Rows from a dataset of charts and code
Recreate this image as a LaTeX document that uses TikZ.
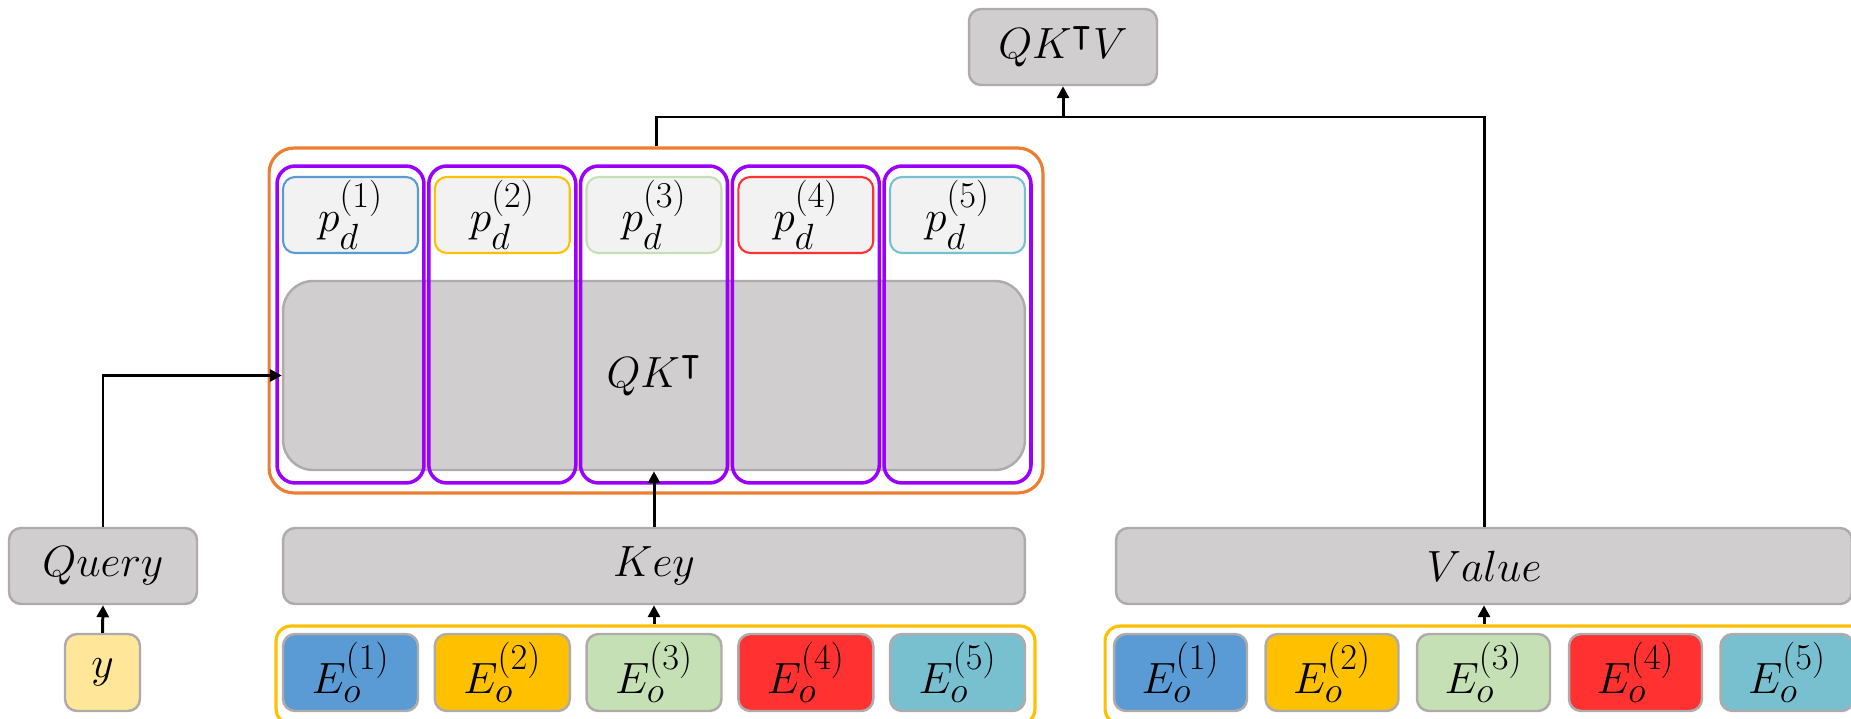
\documentclass[tikz,border=0pt]{standalone}
\usepackage{amssymb}
\usetikzlibrary{arrows.meta}
\DeclareMathSizes{28}{28}{21}{16}
\definecolor{gfill}{HTML}{D0CECE}
\definecolor{gline}{HTML}{AFABAB}
\definecolor{pfill}{HTML}{F2F2F2}
\definecolor{cblue}{HTML}{5B9BD5}
\definecolor{cgold}{HTML}{FFC000}
\definecolor{cgreen}{HTML}{C5E0B4}
\definecolor{cred}{HTML}{FF3131}
\definecolor{cteal}{HTML}{78C0D0}
\definecolor{cyel}{HTML}{FFE699}
\definecolor{corange}{HTML}{ED7D31}
\definecolor{cpurple}{HTML}{9B00FF}
\tikzset{
  lbl/.style={font=\fontsize{28}{32}\selectfont, inner sep=0pt, align=center},
  graybox/.style={lbl, draw=gline, fill=gfill, line width=1.4pt, rounded corners=0.24cm},
  pbox/.style={lbl, fill=pfill, line width=1.2pt, rounded corners=0.24cm},
  ebox/.style={lbl, draw=gline, line width=1.4pt, rounded corners=0.24cm},
  pgrp/.style={draw=cpurple, line width=2pt, rounded corners=0.36cm, inner sep=0pt},
  ogrp/.style={draw=corange, line width=1.8pt, rounded corners=0.5cm, inner sep=0pt},
  ygrp/.style={draw=cgold, line width=1.8pt, rounded corners=0.3cm, inner sep=0pt},
  conn/.style={line width=1.7pt, black},
  arr/.style={conn, -{Triangle[length=0.24cm, width=0.24cm]}},
}
\begin{document}
\begin{tikzpicture}[x=0.02cm, y=-0.02cm]
\useasboundingbox (0,0) rectangle (1851,719);
% top result
\node[graybox, minimum width=3.76cm, minimum height=1.52cm] (qkv) at (1063,47) {$QK^{\intercal}V$};
% attention block
\node[ogrp, minimum width=15.48cm, minimum height=6.9cm] (orange) at (656,320.5) {};
\node[graybox, rounded corners=0.6cm, minimum width=14.84cm, minimum height=3.78cm] (qk) at (654,375.5) {$QK^{\intercal}$};
\foreach \i/\c/\col in {1/350.5/cblue, 2/502.3/cgold, 3/654/cgreen, 4/805.8/cred, 5/957.5/cteal} {
  \node[pgrp, minimum width=2.94cm, minimum height=6.34cm] (grp\i) at (\c,324.5) {};
  \node[pbox, draw=\col, minimum width=2.7cm, minimum height=1.52cm] (p\i) at (\c,215) {$p_d^{(\i)}$};
}
% inputs
\node[graybox, minimum width=3.76cm, minimum height=1.52cm] (query) at (103,566) {$Query$};
\node[graybox, minimum width=14.84cm, minimum height=1.52cm] (key) at (654,566) {$Key$};
\node[graybox, minimum width=14.72cm, minimum height=1.52cm] (value) at (1484,566) {$Value$};
\node[ebox, fill=cyel, minimum width=1.5cm, minimum height=1.54cm] (y) at (102.5,672.5) {$y$};
% embedding groups
\node[ygrp, minimum width=15.18cm, minimum height=1.96cm] (kgrp) at (655.5,675) {};
\node[ygrp, minimum width=15.3cm, minimum height=1.96cm] (vgrp) at (1487.5,675) {};
\foreach \i/\c/\col in {1/350.5/cblue, 2/502.3/cgold, 3/654/cgreen, 4/805.8/cred, 5/957.5/cteal} {
  \node[ebox, fill=\col, minimum width=2.7cm, minimum height=1.54cm] (ek\i) at (\c,672.5) {$E_o^{(\i)}$};
}
\foreach \i/\c/\col in {1/1180.5/cblue, 2/1332/cgold, 3/1483.5/cgreen, 4/1635.5/cred, 5/1787/cteal} {
  \node[ebox, fill=\col, minimum width=2.66cm, minimum height=1.54cm] (ev\i) at (\c,672.5) {$E_o^{(\i)}$};
}
% connectors
\draw[arr] (y.north) -- (query.south);
\draw[arr] (query.north) |- (qk.west);
\draw[arr] (key.south |- kgrp.north) -- (key.south);
\draw[arr] (key.north) -- (qk.south);
\draw[arr] (value.south |- vgrp.north) -- (value.south);
\coordinate (j) at (1063,117);
\draw[conn] (orange.north) |- (j);
\draw[conn] (value.north) |- (j);
\draw[arr] (j) -- (qkv.south);
\end{tikzpicture}
\end{document}
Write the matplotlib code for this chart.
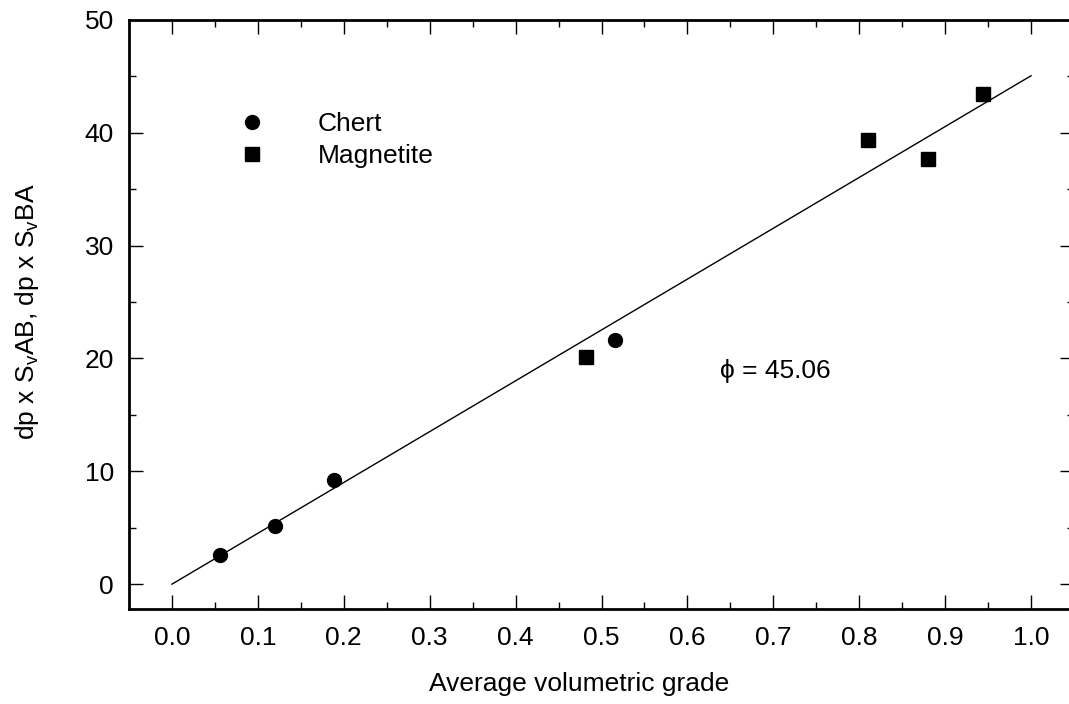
import matplotlib
matplotlib.use("Agg")
import matplotlib.pyplot as plt
from matplotlib.ticker import MultipleLocator

plt.rcParams['font.family'] = ['Liberation Sans', 'DejaVu Sans']
plt.rcParams['mathtext.fontset'] = 'custom'
plt.rcParams['mathtext.rm'] = 'Liberation Sans'
plt.rcParams['font.size'] = 19

# data
chert_x = [0.056, 0.120, 0.189, 0.516]
chert_y = [2.6, 5.15, 9.2, 21.6]
magn_x = [0.482, 0.810, 0.880, 0.944]
magn_y = [20.1, 39.4, 37.7, 43.4]
phi = 45.06
fit_x = [0.0, 1.0]
fit_y = [phi * v for v in fit_x]

fig = plt.figure(figsize=(10.69, 7.04), dpi=100)
ax = fig.add_axes([0.1207, 0.135, 0.8840, 0.8366])

ax.plot(fit_x, fit_y, color='black', linewidth=1)
ax.plot(chert_x, chert_y, 'o', color='black', markersize=10, label='Chert')
ax.plot(magn_x, magn_y, 's', color='black', markersize=9.5, label='Magnetite')

ax.text(0.638, 18.9, '\u03d5 = 45.06', va='center', ha='left')

ax.set_xlim(-0.05, 1.05)
ax.set_ylim(-2.2, 50)
ax.xaxis.set_major_locator(MultipleLocator(0.1))
ax.xaxis.set_minor_locator(MultipleLocator(0.05))
ax.yaxis.set_major_locator(MultipleLocator(10))
ax.yaxis.set_minor_locator(MultipleLocator(5))
ax.xaxis.set_major_formatter(matplotlib.ticker.FormatStrFormatter('%.1f'))

ax.tick_params(which='both', direction='in', top=True, right=True, width=1, color='black')
ax.tick_params(which='major', length=10)
ax.tick_params(which='minor', length=5)
ax.tick_params(axis='x', pad=12)
ax.tick_params(axis='y', pad=11)

for s in ax.spines.values():
    s.set_linewidth(2)

ax.set_xlabel('Average volumetric grade')
ax.set_ylabel(r'dp x S$_\mathregular{v}$AB, dp x S$_\mathregular{v}$BA')
ax.xaxis.set_label_coords(0.476, -0.107)
ax.yaxis.set_label_coords(-0.093, 0.505)

ax.legend(loc='upper left', bbox_to_anchor=(0.102, 0.8435), frameon=False,
          numpoints=1, handlelength=2, handletextpad=1.5, borderpad=0,
          borderaxespad=0, labelspacing=0.31)

fig.savefig('out.png', dpi=100)
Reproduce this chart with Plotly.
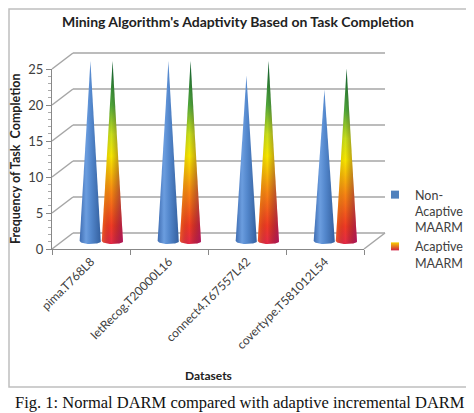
import numpy as np
import plotly.graph_objects as go

# values
datasets = ["pima.T768L8", "letRecog.T20000L16", "connect4.T67557L42", "covertype.T581012L54"]
non_adaptive = [25, 25, 23, 21]
adaptive = [25, 25, 25, 24]
y_ticks = [0, 5, 10, 15, 20, 25]

# the page body keeps its default 8px margin, so the figure is drawn 8px in
PAD = 8
W, H = 474 - PAD, 413 - PAD


def fx(px):
    return (px - PAD) / W


def fy(py):
    return 1 - (py - PAD) / H


# pseudo 3d geometry (front plane, depth shift in px)
X0, CW = 52, 78
Y0, VU = 249, 7.2
DX, DY = 21, 16


def to_paper(cat, val, depth):
    px = X0 + (cat + 0.5) * CW + DX * depth
    py = Y0 - val * VU - DY * depth
    return fx(px), fy(py)


def cone(center, value, half=0.138, ell=0.42):
    t = np.linspace(0, np.pi, 25)
    xs = [center] + list(center + half * np.cos(t)) + [center]
    ys = [value] + list(-ell * np.sin(t)) + [value]
    return xs, ys


blue_scale = [[0, "#3f6db2"], [0.3, "#6b9ddf"], [0.55, "#5387cc"], [1, "#34609f"]]
rainbow = [[0, "#e42a48"], [0.1, "#f03a24"], [0.28, "#f88414"], [0.48, "#f8e600"],
           [0.6, "#c9df1c"], [0.76, "#4fa63a"], [1, "#0f5e30"]]
shade = [[0, "rgba(255,190,0,0.3)"], [0.45, "rgba(0,0,0,0)"], [1, "rgba(120,0,120,0.5)"]]

fig = go.Figure()

for i, name in enumerate(datasets):
    xs, ys = cone(i - 0.142, non_adaptive[i])
    fig.add_trace(go.Scatter(x=xs, y=ys, xaxis="x2", yaxis="y2", mode="lines",
                             fill="toself", line=dict(width=0, color="#4f81bd"),
                             fillgradient=dict(type="horizontal", colorscale=blue_scale),
                             showlegend=False, hoverinfo="skip"))
    xs, ys = cone(i + 0.142, adaptive[i])
    fig.add_trace(go.Scatter(x=xs, y=ys, xaxis="x2", yaxis="y2", mode="lines",
                             fill="toself", line=dict(width=0, color="#f8a000"),
                             fillgradient=dict(type="vertical", colorscale=rainbow),
                             showlegend=False, hoverinfo="skip"))
    fig.add_trace(go.Scatter(x=xs, y=ys, xaxis="x2", yaxis="y2", mode="lines",
                             fill="toself", line=dict(width=0, color="rgba(0,0,0,0)"),
                             fillgradient=dict(type="horizontal", colorscale=shade),
                             showlegend=False, hoverinfo="skip"))

# legend entries
fig.add_trace(go.Scatter(x=[None], y=[None], mode="markers", name="Non-<br>Acaptive<br>MAARM",
                         marker=dict(symbol="square", size=8, color="#4f81bd")))
fig.add_trace(go.Scatter(x=[None], y=[None], mode="markers", name="Acaptive<br>MAARM",
                         marker=dict(symbol="square", size=8, color="#f8d000",
                                     gradient=dict(type="vertical", color="#d02040"))))

# walls and floor
grid = dict(color="#a6a6a6", width=1.5)
shapes = []
for v in y_ticks:
    xa, ya = to_paper(-0.5, v, 1)
    xb, yb = to_paper(3.5, v, 1)
    shapes.append(dict(type="line", xref="paper", yref="paper", x0=xa, y0=ya, x1=xb, y1=yb,
                       line=grid, layer="below"))
    xc, yc = to_paper(-0.5, v, 0)
    shapes.append(dict(type="line", xref="paper", yref="paper", x0=xc, y0=yc, x1=xa, y1=ya,
                       line=grid, layer="below"))
xa, ya = to_paper(3.5, 0, 0)
xb, yb = to_paper(3.5, 0, 1)
shapes.append(dict(type="line", xref="paper", yref="paper", x0=xa, y0=ya, x1=xb, y1=yb,
                   line=grid, layer="below"))
shapes.append(dict(type="rect", xref="paper", yref="paper", x0=fx(9), y0=fy(387),
                   x1=fx(471), y1=fy(9), line=dict(color="#bfbfbf", width=1.5)))

font = "Lato, Open Sans, sans-serif"
fig.update_layout(
    width=W, height=H,
    margin=dict(l=0, r=0, t=0, b=0, autoexpand=False),
    paper_bgcolor="white", plot_bgcolor="rgba(0,0,0,0)",
    font=dict(family=font, size=12, color="#404040"),
    title=dict(text="<b>Mining Algorithm's Adaptivity Based on Task Completion</b>",
               x=fx(238), xanchor="center", y=fy(22), yanchor="middle",
               font=dict(family=font, size=14, color="#222222")),
    xaxis=dict(domain=[fx(52), fx(364)], anchor="y", type="category",
               categoryorder="array", categoryarray=datasets, range=[-0.5, 3.5],
               tickson="boundaries", ticks="outside", ticklen=5, tickcolor="#888888",
               tickangle=-45, showline=True, linecolor="#888888", linewidth=1,
               showgrid=False, zeroline=False, fixedrange=True, automargin=False,
               tickfont=dict(size=12, color="#404040")),
    yaxis=dict(domain=[fy(249), fy(69)], anchor="x", range=[0, 25], tickvals=y_ticks,
               ticks="outside", ticklen=5, tickcolor="#888888",
               minor=dict(dtick=1, ticks="outside", ticklen=3, tickcolor="#aaaaaa"),
               showline=True, linecolor="#888888", linewidth=1,
               showgrid=False, zeroline=False, fixedrange=True, automargin=False,
               tickfont=dict(size=13, color="#404040")),
    xaxis2=dict(domain=[fx(62.5 - 0.2 * CW), fx(62.5 + 4.2 * CW)], anchor="y2",
                range=[-0.7, 3.7], visible=False, fixedrange=True),
    yaxis2=dict(domain=[fy(241 + 3 * VU), fy(241 - 27 * VU)], anchor="x2",
                range=[-3, 27], visible=False, fixedrange=True),
    legend=dict(x=fx(375), y=fy(180), xanchor="left", yanchor="top", valign="top",
                bgcolor="rgba(0,0,0,0)", tracegroupgap=0, itemwidth=30,
                font=dict(family=font, size=12.5, color="#404040")),
    shapes=shapes,
    annotations=[
        dict(text="<b>Frequency of Task  Completion</b>", textangle=-90,
             xref="paper", yref="paper", x=fx(15), y=fy(159), xanchor="center",
             yanchor="middle", showarrow=False,
             font=dict(family=font, size=12.5, color="#222222")),
        dict(text="<b>Datasets</b>", xref="paper", yref="paper", x=fx(208), y=fy(375),
             xanchor="center", yanchor="middle", showarrow=False,
             font=dict(family=font, size=12, color="#222222")),
        dict(text="Fig. 1: Normal DARM compared with adaptive incremental DARM",
             xref="paper", yref="paper", x=fx(240), y=fy(402), xanchor="center",
             yanchor="middle", showarrow=False,
             font=dict(family="Liberation Serif, Times New Roman, serif",
                       size=16.5, color="#111111"))],
)

fig.write_html("out.html")
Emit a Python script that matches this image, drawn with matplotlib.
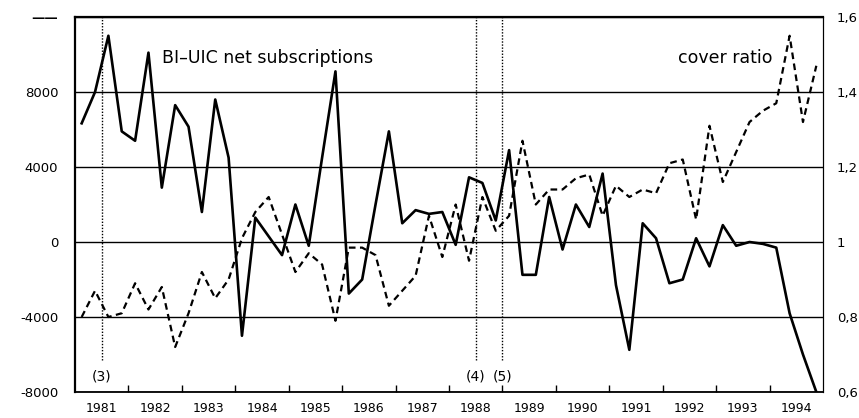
import numpy as np
import matplotlib.pyplot as plt

# quarterly data, 1981 Q1 .. 1994 Q4
net_subs = [6330, 8000, 11000, 5900, 5400, 10100, 2900, 7300,
            6150, 1600, 7600, 4500, -5000, 1300, 300, -700,
            2000, -200, 4500, 9100, -2750, -2000, 2000, 5900,
            1000, 1700, 1500, 1600, -150, 3450, 3150, 1150,
            4900, -1750, -1750, 2400, -400, 2000, 800, 3650,
            -2300, -5750, 1000, 200, -2200, -2000, 200, -1300,
            900, -200, 0, -100, -300, -3800, -6000, -8000]
cover_ratio = [0.80, 0.87, 0.80, 0.81, 0.89, 0.82, 0.88, 0.72,
               0.81, 0.92, 0.85, 0.90, 1.01, 1.08, 1.12, 1.02,
               0.92, 0.97, 0.94, 0.79, 0.985, 0.985, 0.965, 0.83,
               0.87, 0.91, 1.07, 0.96, 1.10, 0.95, 1.12, 1.03,
               1.07, 1.27, 1.10, 1.14, 1.14, 1.17, 1.18, 1.07,
               1.15, 1.12, 1.14, 1.13, 1.21, 1.22, 1.06, 1.31,
               1.16, 1.24, 1.32, 1.35, 1.37, 1.55, 1.32, 1.47]
years = list(range(1981, 1995))
left_ticks = [-8000, -4000, 0, 4000, 8000, 12000]
left_labels = ['-8000', '-4000', '0', '4000', '8000', '——']
right_ticks = [0.6, 0.8, 1.0, 1.2, 1.4, 1.6]
right_labels = ['0,6', '0,8', '1', '1,2', '1,4', '1,6']
events = [1981.5, 1988.5, 1989.0]
event_labels = ['(3)', '(4)', '(5)']

plt.rcParams['font.family'] = ['DejaVu Sans']

x = years[0] + (np.arange(len(net_subs)) + 0.5) / 4

fig = plt.figure(figsize=(8.59, 4.18), dpi=100)
ax = fig.add_axes([0.0873, 0.0622, 0.8708, 0.8971])
ax.set_xlim(years[0], years[-1] + 1)
ax.set_ylim(-8000, 12000)

# y axis + horizontal grid
ax.set_yticks(left_ticks, left_labels, fontsize=9.5)
ax.tick_params(axis='y', length=0, pad=12)
ax.get_yticklabels()[-1].set_fontweight('bold')
ax.grid(axis='y', color='black', lw=1.0)

# x axis: ticks at year breaks, labels mid-year
ax.set_xticks(years[1:], [''] * (len(years) - 1))
ax.set_xticks([y + 0.5 for y in years], [str(y) for y in years], minor=True, fontsize=9)
ax.tick_params(axis='x', which='major', direction='in', length=5, width=1)
ax.tick_params(axis='x', which='minor', length=0, pad=7)

for side, lw in [('top', 1.6), ('left', 1.6), ('bottom', 1.3), ('right', 0.8)]:
    ax.spines[side].set_linewidth(lw)

ax.plot(x, net_subs, color='black', lw=1.9, zorder=3)

# event lines
ax.vlines(events, -6300, 12000, colors='black', lw=1.0, linestyles=(0, (1, 1.2)))
for ev, lab in zip(events, event_labels):
    ax.text(ev, -7150, lab, ha='center', va='center', fontsize=10)

ax.text(1982.63, 9550, 'BI–UIC net subscriptions', fontsize=12.5, va='baseline')
ax.text(1992.29, 9550, 'cover ratio', fontsize=12.5, va='baseline')

ax2 = ax.twinx()
ax2.set_ylim(0.6, 1.6)
ax2.set_yticks(right_ticks, right_labels, fontsize=9.5)
ax2.tick_params(axis='y', length=0, pad=10)
for side in ['top', 'left', 'bottom']:
    ax2.spines[side].set_visible(False)
ax2.spines['right'].set_linewidth(0.8)
ax2.plot(x, cover_ratio, color='black', lw=1.6, dashes=(3, 2))

fig.savefig('out.png', dpi=100)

[Exercise]
Scan the listing above and copy all lines containing the word "that".

[The result]
Recreate this image as a LaTeX document that uses TikZ.
Emit a Python script that matches this image, drawn with matplotlib.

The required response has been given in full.